━━━ Records for the task

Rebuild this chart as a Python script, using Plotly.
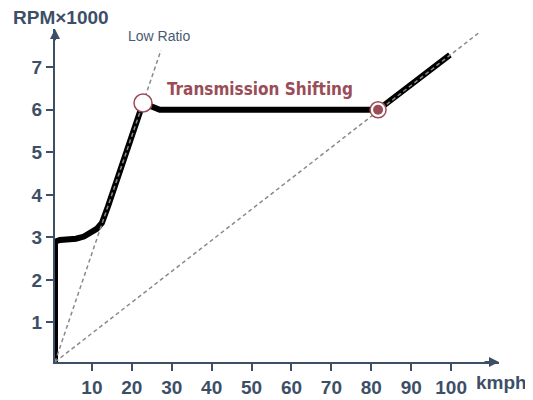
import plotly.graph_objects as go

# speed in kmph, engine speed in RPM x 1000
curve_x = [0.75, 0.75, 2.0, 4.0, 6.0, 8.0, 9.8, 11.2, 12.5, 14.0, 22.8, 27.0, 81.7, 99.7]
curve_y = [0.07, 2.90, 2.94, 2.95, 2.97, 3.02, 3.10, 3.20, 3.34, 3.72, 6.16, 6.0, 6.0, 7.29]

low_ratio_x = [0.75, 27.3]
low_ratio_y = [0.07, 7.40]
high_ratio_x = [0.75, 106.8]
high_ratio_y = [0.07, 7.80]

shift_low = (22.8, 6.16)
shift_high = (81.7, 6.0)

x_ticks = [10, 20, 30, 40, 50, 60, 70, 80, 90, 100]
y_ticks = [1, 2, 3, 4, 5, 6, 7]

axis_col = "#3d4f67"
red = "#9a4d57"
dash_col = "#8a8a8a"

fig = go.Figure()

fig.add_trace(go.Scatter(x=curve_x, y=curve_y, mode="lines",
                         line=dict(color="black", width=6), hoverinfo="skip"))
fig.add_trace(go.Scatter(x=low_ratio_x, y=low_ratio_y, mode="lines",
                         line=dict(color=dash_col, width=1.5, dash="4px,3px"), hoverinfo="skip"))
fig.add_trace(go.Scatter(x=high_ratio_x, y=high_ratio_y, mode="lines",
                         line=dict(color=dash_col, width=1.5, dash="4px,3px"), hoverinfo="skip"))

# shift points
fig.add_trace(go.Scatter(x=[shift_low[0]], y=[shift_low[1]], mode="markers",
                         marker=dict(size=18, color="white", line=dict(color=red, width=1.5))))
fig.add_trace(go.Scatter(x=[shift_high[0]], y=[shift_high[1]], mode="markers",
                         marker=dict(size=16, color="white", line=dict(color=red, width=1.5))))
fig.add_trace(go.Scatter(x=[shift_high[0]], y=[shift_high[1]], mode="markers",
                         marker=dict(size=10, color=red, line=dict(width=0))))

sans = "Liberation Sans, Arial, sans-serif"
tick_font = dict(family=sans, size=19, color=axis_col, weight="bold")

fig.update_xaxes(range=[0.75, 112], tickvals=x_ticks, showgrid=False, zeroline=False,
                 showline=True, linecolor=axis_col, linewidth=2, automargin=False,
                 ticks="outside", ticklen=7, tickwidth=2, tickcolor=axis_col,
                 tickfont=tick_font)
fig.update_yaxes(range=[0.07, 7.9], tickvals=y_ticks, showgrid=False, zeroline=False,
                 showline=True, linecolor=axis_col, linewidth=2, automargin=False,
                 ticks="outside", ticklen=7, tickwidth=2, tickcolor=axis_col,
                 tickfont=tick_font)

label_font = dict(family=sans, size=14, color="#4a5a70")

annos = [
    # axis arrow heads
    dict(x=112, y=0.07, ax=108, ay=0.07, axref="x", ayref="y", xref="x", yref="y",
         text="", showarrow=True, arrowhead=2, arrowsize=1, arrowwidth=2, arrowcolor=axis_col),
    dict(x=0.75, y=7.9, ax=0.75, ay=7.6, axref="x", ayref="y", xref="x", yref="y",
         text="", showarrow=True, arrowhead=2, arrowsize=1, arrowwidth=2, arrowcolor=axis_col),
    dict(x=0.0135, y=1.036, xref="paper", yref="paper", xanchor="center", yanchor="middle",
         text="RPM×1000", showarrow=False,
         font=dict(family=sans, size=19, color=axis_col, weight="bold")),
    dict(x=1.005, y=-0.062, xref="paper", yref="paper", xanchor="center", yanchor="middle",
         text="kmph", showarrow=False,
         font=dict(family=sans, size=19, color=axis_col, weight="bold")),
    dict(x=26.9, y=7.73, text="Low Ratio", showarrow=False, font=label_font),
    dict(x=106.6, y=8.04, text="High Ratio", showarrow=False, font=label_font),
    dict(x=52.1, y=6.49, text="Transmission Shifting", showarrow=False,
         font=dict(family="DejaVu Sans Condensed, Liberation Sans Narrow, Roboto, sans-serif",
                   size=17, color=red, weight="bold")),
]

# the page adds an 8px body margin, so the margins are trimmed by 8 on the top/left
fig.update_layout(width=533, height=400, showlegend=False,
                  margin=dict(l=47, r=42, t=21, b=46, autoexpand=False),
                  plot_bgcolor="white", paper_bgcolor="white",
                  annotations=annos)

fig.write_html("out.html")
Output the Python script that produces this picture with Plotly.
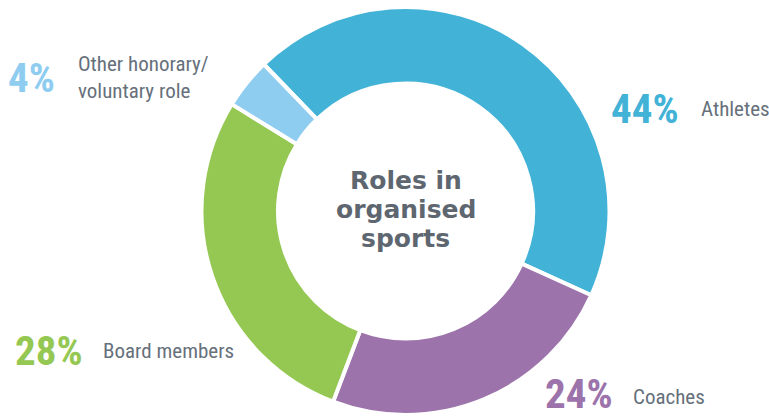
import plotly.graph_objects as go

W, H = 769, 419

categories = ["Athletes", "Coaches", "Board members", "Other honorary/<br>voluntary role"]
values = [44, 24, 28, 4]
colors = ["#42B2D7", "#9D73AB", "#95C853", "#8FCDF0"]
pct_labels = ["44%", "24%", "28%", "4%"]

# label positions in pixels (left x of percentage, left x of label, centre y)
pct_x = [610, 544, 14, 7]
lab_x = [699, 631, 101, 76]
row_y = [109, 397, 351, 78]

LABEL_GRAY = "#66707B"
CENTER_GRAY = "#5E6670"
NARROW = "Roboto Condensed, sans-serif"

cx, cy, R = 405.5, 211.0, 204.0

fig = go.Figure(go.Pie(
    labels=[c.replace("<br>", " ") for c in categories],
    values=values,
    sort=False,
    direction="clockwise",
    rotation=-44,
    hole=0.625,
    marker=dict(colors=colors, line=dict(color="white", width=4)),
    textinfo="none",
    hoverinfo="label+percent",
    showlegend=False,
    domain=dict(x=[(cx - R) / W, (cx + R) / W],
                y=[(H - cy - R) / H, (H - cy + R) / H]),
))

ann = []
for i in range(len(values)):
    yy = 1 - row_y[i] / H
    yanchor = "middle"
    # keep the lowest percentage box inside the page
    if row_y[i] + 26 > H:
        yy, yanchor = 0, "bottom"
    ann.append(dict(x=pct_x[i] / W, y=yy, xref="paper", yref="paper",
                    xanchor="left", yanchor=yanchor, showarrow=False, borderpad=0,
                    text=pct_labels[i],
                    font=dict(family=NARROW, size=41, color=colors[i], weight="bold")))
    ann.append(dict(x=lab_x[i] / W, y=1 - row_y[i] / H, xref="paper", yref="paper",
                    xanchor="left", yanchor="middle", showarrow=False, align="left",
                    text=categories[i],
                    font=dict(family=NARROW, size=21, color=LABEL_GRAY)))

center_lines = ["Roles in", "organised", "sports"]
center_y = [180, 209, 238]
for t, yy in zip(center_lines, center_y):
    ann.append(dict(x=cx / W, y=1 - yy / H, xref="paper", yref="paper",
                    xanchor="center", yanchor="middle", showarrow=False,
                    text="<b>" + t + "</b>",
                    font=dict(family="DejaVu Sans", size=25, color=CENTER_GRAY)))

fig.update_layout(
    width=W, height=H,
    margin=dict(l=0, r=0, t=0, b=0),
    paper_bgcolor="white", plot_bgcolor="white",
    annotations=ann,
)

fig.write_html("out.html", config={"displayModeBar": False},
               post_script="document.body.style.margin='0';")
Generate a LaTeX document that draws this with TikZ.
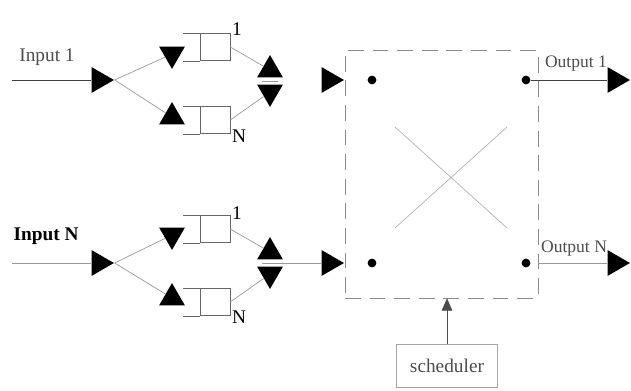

━━━━━━

Quote the preceding listing precisely and completely, omitting its images.

Rebuild this chart as a Python script, using Plotly.
import plotly.graph_objects as go

# speed in kmph, engine speed in RPM x 1000
curve_x = [0.75, 0.75, 2.0, 4.0, 6.0, 8.0, 9.8, 11.2, 12.5, 14.0, 22.8, 27.0, 81.7, 99.7]
curve_y = [0.07, 2.90, 2.94, 2.95, 2.97, 3.02, 3.10, 3.20, 3.34, 3.72, 6.16, 6.0, 6.0, 7.29]

low_ratio_x = [0.75, 27.3]
low_ratio_y = [0.07, 7.40]
high_ratio_x = [0.75, 106.8]
high_ratio_y = [0.07, 7.80]

shift_low = (22.8, 6.16)
shift_high = (81.7, 6.0)

x_ticks = [10, 20, 30, 40, 50, 60, 70, 80, 90, 100]
y_ticks = [1, 2, 3, 4, 5, 6, 7]

axis_col = "#3d4f67"
red = "#9a4d57"
dash_col = "#8a8a8a"

fig = go.Figure()

fig.add_trace(go.Scatter(x=curve_x, y=curve_y, mode="lines",
                         line=dict(color="black", width=6), hoverinfo="skip"))
fig.add_trace(go.Scatter(x=low_ratio_x, y=low_ratio_y, mode="lines",
                         line=dict(color=dash_col, width=1.5, dash="4px,3px"), hoverinfo="skip"))
fig.add_trace(go.Scatter(x=high_ratio_x, y=high_ratio_y, mode="lines",
                         line=dict(color=dash_col, width=1.5, dash="4px,3px"), hoverinfo="skip"))

# shift points
fig.add_trace(go.Scatter(x=[shift_low[0]], y=[shift_low[1]], mode="markers",
                         marker=dict(size=18, color="white", line=dict(color=red, width=1.5))))
fig.add_trace(go.Scatter(x=[shift_high[0]], y=[shift_high[1]], mode="markers",
                         marker=dict(size=16, color="white", line=dict(color=red, width=1.5))))
fig.add_trace(go.Scatter(x=[shift_high[0]], y=[shift_high[1]], mode="markers",
                         marker=dict(size=10, color=red, line=dict(width=0))))

sans = "Liberation Sans, Arial, sans-serif"
tick_font = dict(family=sans, size=19, color=axis_col, weight="bold")

fig.update_xaxes(range=[0.75, 112], tickvals=x_ticks, showgrid=False, zeroline=False,
                 showline=True, linecolor=axis_col, linewidth=2, automargin=False,
                 ticks="outside", ticklen=7, tickwidth=2, tickcolor=axis_col,
                 tickfont=tick_font)
fig.update_yaxes(range=[0.07, 7.9], tickvals=y_ticks, showgrid=False, zeroline=False,
                 showline=True, linecolor=axis_col, linewidth=2, automargin=False,
                 ticks="outside", ticklen=7, tickwidth=2, tickcolor=axis_col,
                 tickfont=tick_font)

label_font = dict(family=sans, size=14, color="#4a5a70")

annos = [
    # axis arrow heads
    dict(x=112, y=0.07, ax=108, ay=0.07, axref="x", ayref="y", xref="x", yref="y",
         text="", showarrow=True, arrowhead=2, arrowsize=1, arrowwidth=2, arrowcolor=axis_col),
    dict(x=0.75, y=7.9, ax=0.75, ay=7.6, axref="x", ayref="y", xref="x", yref="y",
         text="", showarrow=True, arrowhead=2, arrowsize=1, arrowwidth=2, arrowcolor=axis_col),
    dict(x=0.0135, y=1.036, xref="paper", yref="paper", xanchor="center", yanchor="middle",
         text="RPM×1000", showarrow=False,
         font=dict(family=sans, size=19, color=axis_col, weight="bold")),
    dict(x=1.005, y=-0.062, xref="paper", yref="paper", xanchor="center", yanchor="middle",
         text="kmph", showarrow=False,
         font=dict(family=sans, size=19, color=axis_col, weight="bold")),
    dict(x=26.9, y=7.73, text="Low Ratio", showarrow=False, font=label_font),
    dict(x=106.6, y=8.04, text="High Ratio", showarrow=False, font=label_font),
    dict(x=52.1, y=6.49, text="Transmission Shifting", showarrow=False,
         font=dict(family="DejaVu Sans Condensed, Liberation Sans Narrow, Roboto, sans-serif",
                   size=17, color=red, weight="bold")),
]

# the page adds an 8px body margin, so the margins are trimmed by 8 on the top/left
fig.update_layout(width=533, height=400, showlegend=False,
                  margin=dict(l=47, r=42, t=21, b=46, autoexpand=False),
                  plot_bgcolor="white", paper_bgcolor="white",
                  annotations=annos)

fig.write_html("out.html")
Output the Python script that produces this picture with Plotly.
import plotly.graph_objects as go

W, H = 769, 419

categories = ["Athletes", "Coaches", "Board members", "Other honorary/<br>voluntary role"]
values = [44, 24, 28, 4]
colors = ["#42B2D7", "#9D73AB", "#95C853", "#8FCDF0"]
pct_labels = ["44%", "24%", "28%", "4%"]

# label positions in pixels (left x of percentage, left x of label, centre y)
pct_x = [610, 544, 14, 7]
lab_x = [699, 631, 101, 76]
row_y = [109, 397, 351, 78]

LABEL_GRAY = "#66707B"
CENTER_GRAY = "#5E6670"
NARROW = "Roboto Condensed, sans-serif"

cx, cy, R = 405.5, 211.0, 204.0

fig = go.Figure(go.Pie(
    labels=[c.replace("<br>", " ") for c in categories],
    values=values,
    sort=False,
    direction="clockwise",
    rotation=-44,
    hole=0.625,
    marker=dict(colors=colors, line=dict(color="white", width=4)),
    textinfo="none",
    hoverinfo="label+percent",
    showlegend=False,
    domain=dict(x=[(cx - R) / W, (cx + R) / W],
                y=[(H - cy - R) / H, (H - cy + R) / H]),
))

ann = []
for i in range(len(values)):
    yy = 1 - row_y[i] / H
    yanchor = "middle"
    # keep the lowest percentage box inside the page
    if row_y[i] + 26 > H:
        yy, yanchor = 0, "bottom"
    ann.append(dict(x=pct_x[i] / W, y=yy, xref="paper", yref="paper",
                    xanchor="left", yanchor=yanchor, showarrow=False, borderpad=0,
                    text=pct_labels[i],
                    font=dict(family=NARROW, size=41, color=colors[i], weight="bold")))
    ann.append(dict(x=lab_x[i] / W, y=1 - row_y[i] / H, xref="paper", yref="paper",
                    xanchor="left", yanchor="middle", showarrow=False, align="left",
                    text=categories[i],
                    font=dict(family=NARROW, size=21, color=LABEL_GRAY)))

center_lines = ["Roles in", "organised", "sports"]
center_y = [180, 209, 238]
for t, yy in zip(center_lines, center_y):
    ann.append(dict(x=cx / W, y=1 - yy / H, xref="paper", yref="paper",
                    xanchor="center", yanchor="middle", showarrow=False,
                    text="<b>" + t + "</b>",
                    font=dict(family="DejaVu Sans", size=25, color=CENTER_GRAY)))

fig.update_layout(
    width=W, height=H,
    margin=dict(l=0, r=0, t=0, b=0),
    paper_bgcolor="white", plot_bgcolor="white",
    annotations=ann,
)

fig.write_html("out.html", config={"displayModeBar": False},
               post_script="document.body.style.margin='0';")
Generate a LaTeX document that draws this with TikZ.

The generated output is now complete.